## Goal
Below are records; please write out exactly the lines from the first line through the line containing "oregon_share = [9, 21, 35, 35]", with no pictures.

## Input material
----------------
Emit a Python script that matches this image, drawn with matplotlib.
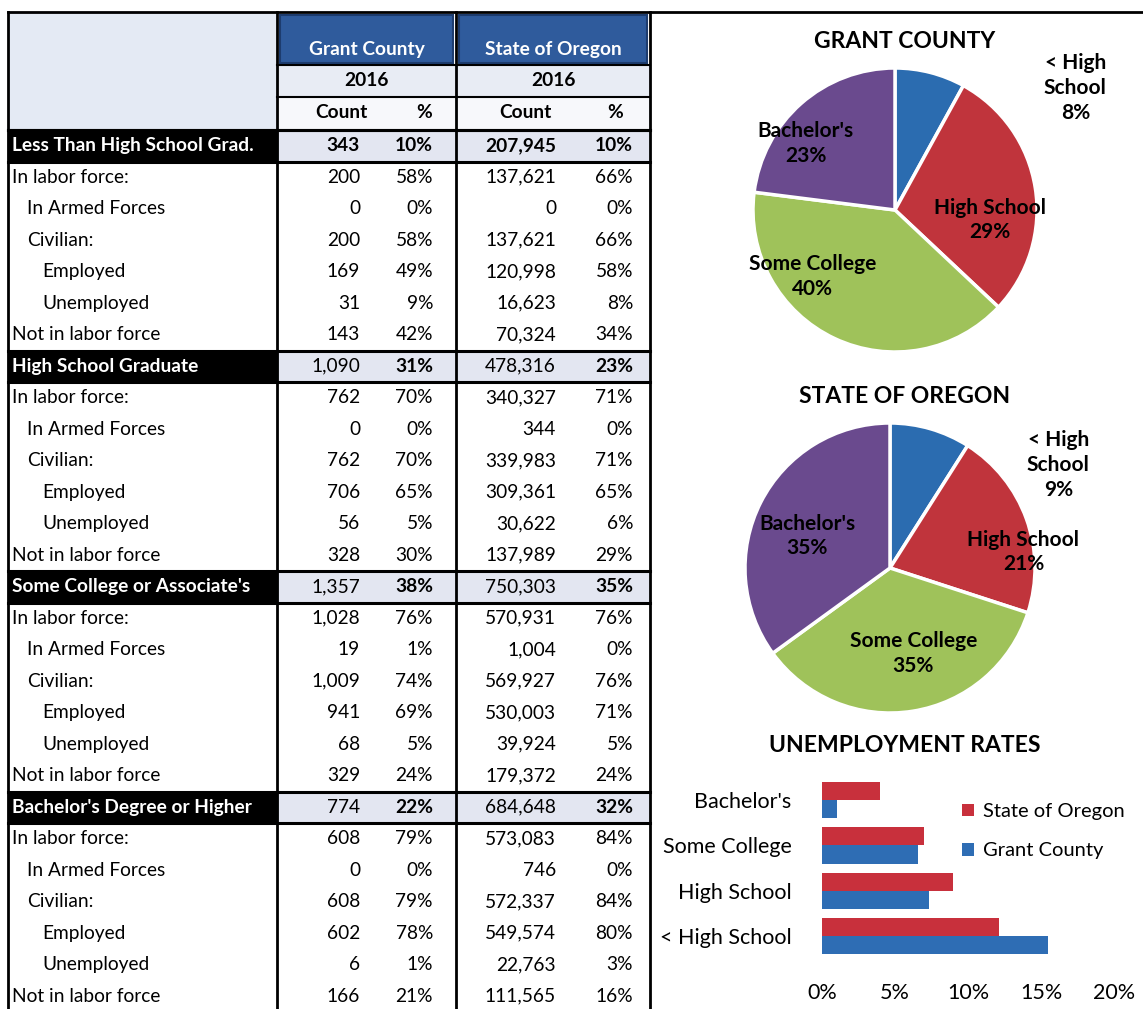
import matplotlib
matplotlib.use("Agg")
import matplotlib.pyplot as plt
from matplotlib.patches import Rectangle

plt.rcParams['font.family'] = ['Lato', 'DejaVu Sans']

# ---- table data ----
row_labels = [
    "Less Than High School Grad.", "In labor force:", "In Armed Forces", "Civilian:",
    "Employed", "Unemployed", "Not in labor force",
    "High School Graduate", "In labor force:", "In Armed Forces", "Civilian:",
    "Employed", "Unemployed", "Not in labor force",
    "Some College or Associate's", "In labor force:", "In Armed Forces", "Civilian:",
    "Employed", "Unemployed", "Not in labor force",
    "Bachelor's Degree or Higher", "In labor force:", "In Armed Forces", "Civilian:",
    "Employed", "Unemployed", "Not in labor force",
]
row_indent = [0, 0, 1, 1, 2, 2, 0] * 4
group_rows = [0, 7, 14, 21]

grant_count = [343, 200, 0, 200, 169, 31, 143,
               1090, 762, 0, 762, 706, 56, 328,
               1357, 1028, 19, 1009, 941, 68, 329,
               774, 608, 0, 608, 602, 6, 166]
grant_pct = [10, 58, 0, 58, 49, 9, 42,
             31, 70, 0, 70, 65, 5, 30,
             38, 76, 1, 74, 69, 5, 24,
             22, 79, 0, 79, 78, 1, 21]
oregon_count = [207945, 137621, 0, 137621, 120998, 16623, 70324,
                478316, 340327, 344, 339983, 309361, 30622, 137989,
                750303, 570931, 1004, 569927, 530003, 39924, 179372,
                684648, 573083, 746, 572337, 549574, 22763, 111565]
oregon_pct = [10, 66, 0, 66, 58, 8, 34,
              23, 71, 0, 71, 65, 6, 29,
              35, 76, 0, 76, 71, 5, 24,
              32, 84, 0, 84, 80, 3, 16]

# ---- pie data ----
pie_labels = ["< High\nSchool", "High School", "Some College", "Bachelor's"]
grant_share = [8, 29, 40, 23]
oregon_share = [9, 21, 35, 35]

# ---- unemployment bars ----
unemp_cats = ["< High School", "High School", "Some College", "Bachelor's"]
unemp_oregon = [12.1, 9.0, 7.0, 4.0]
unemp_grant = [15.5, 7.3, 6.6, 1.0]

W, H = 1143, 1009
fig = plt.figure(figsize=(W / 100, H / 100), dpi=100)
ax = fig.add_axes([0, 0, 1, 1])
ax.set_xlim(0, W)
ax.set_ylim(H, 0)
ax.axis('off')

FS = 13.8
x_left, x_c1, x_c2, x_right = 8, 277, 456, 650
top = 12
row0 = 130
rh = 31.5

# header block
ax.add_patch(Rectangle((x_left, top), x_c1 - x_left, row0 - top, color='#e4eaf4', zorder=0))
ax.add_patch(Rectangle((x_c1, 65), x_right - x_c1, 32, color='#e8ecf4', zorder=0))
ax.add_patch(Rectangle((x_c1, 97), x_right - x_c1, 33, color='#f7f8fb', zorder=0))
for x0, x1, name in [(x_c1, x_c2, "Grant County"), (x_c2, x_right, "State of Oregon")]:
    ax.add_patch(Rectangle((x0 + 3, top + 3), x1 - x0 - 6, 48, facecolor='#2f5b9c',
                           edgecolor='#1d3c6e', lw=1.5, zorder=1))
    ax.text((x0 + x1) / 2, 50, name, color='white', fontsize=FS, fontweight='bold',
            ha='center', va='center')
    ax.text((x0 + x1) / 2, 81, "2016", fontsize=FS, fontweight='bold', ha='center', va='center')
    ax.text(x0 + (x1 - x0) * 0.36, 113, "Count", fontsize=FS, fontweight='bold',
            ha='center', va='center')
    ax.text(x0 + (x1 - x0) * 0.82, 113, "%", fontsize=FS, fontweight='bold',
            ha='center', va='center')
ax.plot([x_c1, x_right], [65, 65], color='black', lw=1.5)
ax.plot([x_c1, x_right], [97, 97], color='black', lw=1.5)

# rows
for i, lab in enumerate(row_labels):
    y0 = row0 + rh * i
    yc = y0 + rh / 2
    is_group = i in group_rows
    if is_group:
        ax.add_patch(Rectangle((x_left, y0), x_c1 - x_left, rh, color='black', zorder=1))
        ax.add_patch(Rectangle((x_c1, y0), x_right - x_c1, rh, color='#e3e6f1', zorder=0))
        ax.plot([x_left, x_right], [y0, y0], color='black', lw=2.2, zorder=3)
        ax.plot([x_left, x_right], [y0 + rh, y0 + rh], color='black', lw=2.2, zorder=3)
        ax.text(x_left + 4, yc, lab, color='white', fontsize=FS, fontweight='bold',
                va='center', ha='left', zorder=4)
    else:
        ax.text(x_left + 4 + 15 * row_indent[i], yc, lab, fontsize=FS, va='center', ha='left')
    cw = 'bold' if i == 0 else 'normal'
    ax.text(360, yc, f"{grant_count[i]:,}", fontsize=FS, fontweight=cw, ha='right', va='center')
    ax.text(556, yc, f"{oregon_count[i]:,}", fontsize=FS, fontweight=cw, ha='right', va='center')
    pw = 'bold' if is_group else 'normal'
    ax.text(433, yc, f"{grant_pct[i]}%", fontsize=FS, fontweight=pw, ha='right', va='center')
    ax.text(633, yc, f"{oregon_pct[i]}%", fontsize=FS, fontweight=pw, ha='right', va='center')

# borders
for x in [x_left, x_c1, x_c2, x_right]:
    ax.plot([x, x], [top, H], color='black', lw=2, zorder=3)
ax.plot([x_left, W], [top, top], color='black', lw=2, zorder=3)
ax.plot([x_left, x_right], [row0, row0], color='black', lw=2.2, zorder=3)

# ---- pies ----
pie_colors = ['#2b6cb0', '#c0343c', '#9fc25a', '#6a4a8e']


def draw_pie(cx, cy, r, shares, label_pos, title, title_y):
    pax = fig.add_axes([(cx - r) / W, (H - cy - r) / H, 2 * r / W, 2 * r / H])
    pax.pie(shares, colors=pie_colors, startangle=90, counterclock=False,
            wedgeprops=dict(edgecolor='white', linewidth=2.5))
    pax.set_xlim(-1, 1)
    pax.set_ylim(-1, 1)
    pax.set_aspect('equal')
    pax.axis('off')
    for lab, v, (tx, ty) in zip(pie_labels, shares, label_pos):
        pax.text(tx, ty, f"{lab}\n{v}%", ha='center', va='center', fontsize=15,
                 fontweight='bold', linespacing=1.3)
    fig.text(905 / W, 1 - title_y / H, title, ha='center', va='center',
             fontsize=16.5, fontweight='bold')


draw_pie(895, 210, 142, grant_share,
         [(1.27, 0.86), (0.67, -0.07), (-0.58, -0.47), (-0.63, 0.47)],
         "GRANT COUNTY", 41)
draw_pie(890, 568, 145, oregon_share,
         [(1.16, 0.71), (0.92, 0.11), (0.16, -0.59), (-0.57, 0.22)],
         "STATE OF OREGON", 397)

# ---- unemployment bars ----
bx0, bx1 = 822, 1114
by_top, by_bot = 773, 979
bax = fig.add_axes([bx0 / W, (H - by_bot) / H, (bx1 - bx0) / W, (by_bot - by_top) / H])
ypos = list(range(len(unemp_cats)))
bax.barh([y + 0.2 for y in ypos], unemp_oregon, height=0.4, color='#c8303c', label='State of Oregon')
bax.barh([y - 0.2 for y in ypos], unemp_grant, height=0.4, color='#2e6db4', label='Grant County')
bax.set_xlim(0, 20)
bax.set_ylim(-0.95, 3.6)
bax.set_xticks([0, 5, 10, 15, 20])
bax.set_xticklabels(["0%", "5%", "10%", "15%", "20%"], fontsize=15.5)
bax.set_yticks(ypos)
bax.set_yticklabels(unemp_cats, fontsize=15.5)
bax.tick_params(length=0, axis='y', pad=22)
bax.tick_params(length=0, axis='x', pad=3)
for s in bax.spines.values():
    s.set_visible(False)
bax.patch.set_alpha(0)
bax.legend(loc='upper left', bbox_to_anchor=(944 / W, 1 - 785 / H), bbox_transform=fig.transFigure,
           frameon=False, fontsize=14.5, handlelength=0.6, handleheight=0.6, handletextpad=0.45,
           labelspacing=1.1)
fig.text(905 / W, 1 - 745 / H, "UNEMPLOYMENT RATES", ha='center', va='center',
         fontsize=16.5, fontweight='bold')

fig.savefig("out.png", dpi=100)
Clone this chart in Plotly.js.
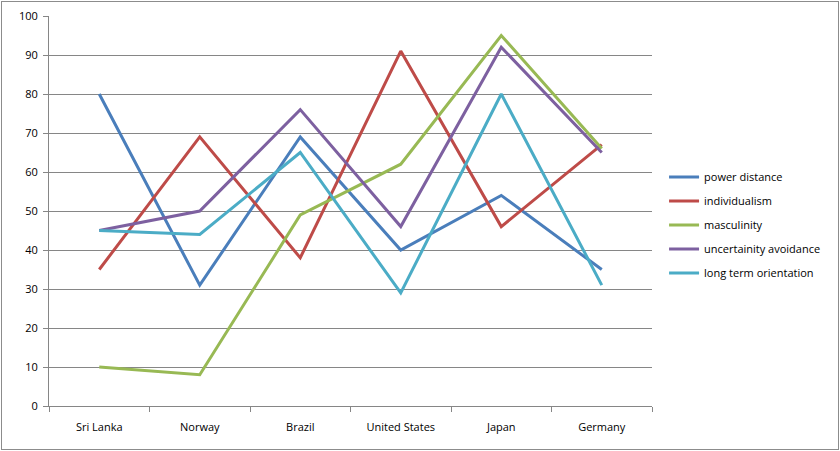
----------------
## Response
Emit a Python script that matches this image, drawn with matplotlib.
import matplotlib
matplotlib.use("Agg")
import matplotlib.pyplot as plt
from matplotlib.patches import Rectangle

plt.rcParams['font.family'] = ['Lato', 'DejaVu Sans']

# ---- table data ----
row_labels = [
    "Less Than High School Grad.", "In labor force:", "In Armed Forces", "Civilian:",
    "Employed", "Unemployed", "Not in labor force",
    "High School Graduate", "In labor force:", "In Armed Forces", "Civilian:",
    "Employed", "Unemployed", "Not in labor force",
    "Some College or Associate's", "In labor force:", "In Armed Forces", "Civilian:",
    "Employed", "Unemployed", "Not in labor force",
    "Bachelor's Degree or Higher", "In labor force:", "In Armed Forces", "Civilian:",
    "Employed", "Unemployed", "Not in labor force",
]
row_indent = [0, 0, 1, 1, 2, 2, 0] * 4
group_rows = [0, 7, 14, 21]

grant_count = [343, 200, 0, 200, 169, 31, 143,
               1090, 762, 0, 762, 706, 56, 328,
               1357, 1028, 19, 1009, 941, 68, 329,
               774, 608, 0, 608, 602, 6, 166]
grant_pct = [10, 58, 0, 58, 49, 9, 42,
             31, 70, 0, 70, 65, 5, 30,
             38, 76, 1, 74, 69, 5, 24,
             22, 79, 0, 79, 78, 1, 21]
oregon_count = [207945, 137621, 0, 137621, 120998, 16623, 70324,
                478316, 340327, 344, 339983, 309361, 30622, 137989,
                750303, 570931, 1004, 569927, 530003, 39924, 179372,
                684648, 573083, 746, 572337, 549574, 22763, 111565]
oregon_pct = [10, 66, 0, 66, 58, 8, 34,
              23, 71, 0, 71, 65, 6, 29,
              35, 76, 0, 76, 71, 5, 24,
              32, 84, 0, 84, 80, 3, 16]

# ---- pie data ----
pie_labels = ["< High\nSchool", "High School", "Some College", "Bachelor's"]
grant_share = [8, 29, 40, 23]
oregon_share = [9, 21, 35, 35]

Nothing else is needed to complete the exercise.